Opponents of the air-tour industry had more politicians on their side at the hearing, but helicopter boosters boasted the support of the city’s top elected official — Mayor de Blasio — in the form of the city’s Economic Development Corporation.

The de Blasio administration opposes scrapping the choppers in part because the EDC gets $2.9 million in annual rent from the operator of the Downtown heliport, Saker Aviation, which hosts five air-tour companies.

“As currently drafted, the administration does not support either of the proposed legislation,” said EDC chief of staff James Katz during a sometimes tense exchange with the councilmembers.

Katz also cited a 2012 study by NYU’s Rudin Center for Transportation that said the industry benefits the city’s economy to the tune of $32 million from the around 200 jobs it provides, and nearly $10 million in additional tourism.

But elected officials said that the city shouldn’t put the interests of a single, narrow industry above those of its own citizens.

“The helicopter industry is a nuisance.
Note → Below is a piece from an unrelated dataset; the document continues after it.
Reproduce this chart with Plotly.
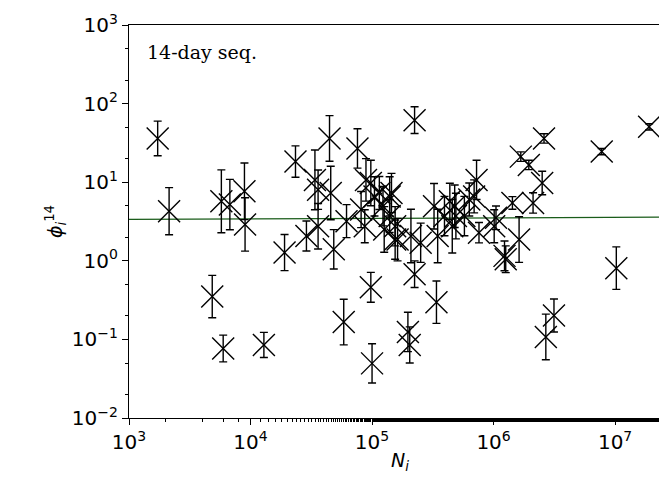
import plotly.graph_objects as go
import numpy as np

# log10 values
log_N = [3.236,3.33,3.685,3.775,4.11,3.76,3.83,3.95,3.955,4.28,4.37,4.46,4.53,4.556,4.556,4.65,4.66,4.685,4.767,4.79,
         4.88,4.91,4.94,4.95,4.99,4.99,5.0,5.02,5.06,5.09,5.10,5.145,5.19,5.145,
         5.35,5.16,5.19,5.21,5.32,5.35,5.295,5.31,5.40,5.51,5.54,5.53,5.596,5.64,5.68,5.66,5.69,5.76,5.80,5.84,5.86,5.88,
         6.005,6.02,6.10,6.21,6.155,6.224,6.29,6.415,6.40,6.325,6.43,6.497,6.89,7.01,7.28,6.09]
log_phi = [1.558,0.632,-0.455,-1.116,-1.07,0.758,0.716,0.884,0.463,0.105,1.263,0.316,1.03,0.44,0.905,1.558,0.863,0.147,-0.779,0.505,
           1.43,0.653,0.44,1.03,0.99,-0.337,-1.305,0.82,0.863,0.695,0.40,0.82,0.27,0.57,
           1.79,0.863,0.44,0.27,0.316,-0.17,-0.905,-1.07,0.23,0.695,0.316,-0.526,0.57,0.758,0.695,0.44,0.57,0.57,0.78,0.82,1.03,0.358,
           0.44,0.547,0.02,0.27,0.737,1.326,1.22,1.558,0.99,0.737,-0.968,-0.695,1.39,-0.093,1.705,0.063]
log_err = [0.22,0.30,0.27,0.17,0.16,0.40,0.32,0.36,0.34,0.23,0.20,0.19,0.38,0.29,0.25,0.29,0.34,0.25,0.29,0.21,
           0.25,0.23,0.21,0.27,0.29,0.19,0.25,0.25,0.21,0.25,0.29,0.25,0.25,0.21,
           0.17,0.25,0.25,0.27,0.34,0.17,0.25,0.23,0.25,0.29,0.34,0.27,0.25,0.23,0.27,0.34,0.29,0.25,0.21,0.21,0.25,0.13,
           0.21,0.15,0.17,0.29,0.08,0.06,0.06,0.06,0.15,0.13,0.29,0.21,0.04,0.27,0.04,0.19]
fit_N = [1e3, 3e7]
fit_phi = [3.36, 3.6]
x_exps = [3, 4, 5, 6, 7]
y_exps = [-2, -1, 0, 1, 2, 3]

N = 10**np.array(log_N)
phi = 10**np.array(log_phi)
up = phi*(10**np.array(log_err)-1)
dn = phi*(1-10**(-np.array(log_err)))

font = "DejaVu Sans"
fig = go.Figure()
fig.add_trace(go.Scatter(x=fit_N, y=fit_phi, mode="lines", line=dict(color="#1a5c1a", width=1.3), showlegend=False))
fig.add_trace(go.Scatter(x=N, y=phi, mode="markers",
    marker=dict(symbol="x-thin-open", size=22, line=dict(color="black", width=1.4), color="black"),
    error_y=dict(type="data", symmetric=False, array=up, arrayminus=dn, color="black", thickness=1.4, width=4),
    showlegend=False))
ax = dict(type="log", showgrid=False, zeroline=False, showline=True, linecolor="black", linewidth=1.2,
          mirror=True, ticks="outside", ticklen=6, tickcolor="black",
          tickfont=dict(family=font, size=20, color="black"),
          minor=dict(ticks="outside", ticklen=3, tickcolor="black", showgrid=False))
fig.update_xaxes(**ax, range=[3, 7.46], tickvals=[10.0**e for e in x_exps],
                 ticktext=[f"10<sup>{e}</sup>" for e in x_exps],
                 title=dict(text="<i>N<sub>i</sub></i>", font=dict(family=font, size=19, color="black"), standoff=0))
fig.update_yaxes(**ax, range=[-2, 3.001], tickvals=[10.0**e for e in y_exps],
                 ticktext=[f"10<sup>{e}</sup>".replace("-", "−") for e in y_exps],
                 title=dict(text="<i>ϕ<sub>i</sub></i><sup>14</sup>", font=dict(family=font, size=19, color="black"), standoff=4))
fig.add_annotation(text="14-day seq.", xref="paper", yref="paper", x=0.03, y=0.965, xanchor="left", yanchor="top",
                   showarrow=False, font=dict(family="DejaVu Serif", size=19, color="black"))
fig.update_layout(width=667, height=481, margin=dict(l=121, r=3, t=15, b=71), plot_bgcolor="white", paper_bgcolor="white")
fig.write_html("out.html")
We can not protect a single tourist experience … at the expense of the quality of life of thousands of New Yorkers,” said Congressman Jerrold Nadler.

At the hearing, Councilmember Brad Lander of Brooklyn questioned whether the EDC paid as much attention to citizens’ suffering as it does to economic metrics.

“It’s easy to measure jobs and money. I know it’s hard to measure misery,” said Lander, “but I suppose my question is, have you tried? Have you done something to evaluate just how miserable it is?”

Katz acknowledged that “it’s a great question, and well framed,” but said the EDC had not gone beyond looking at 311 calls, which he said showed only 162 helicopter-noise complaints in the past year.

But local pols said that figure is irrelevant because they get thousands of direct complaints from their fed-up constituents.

“Residents are so sick and tired of this that they have given up on calling 311 at all,” said Rosenthal.

The Council has not yet set the date for a vote on the legislation.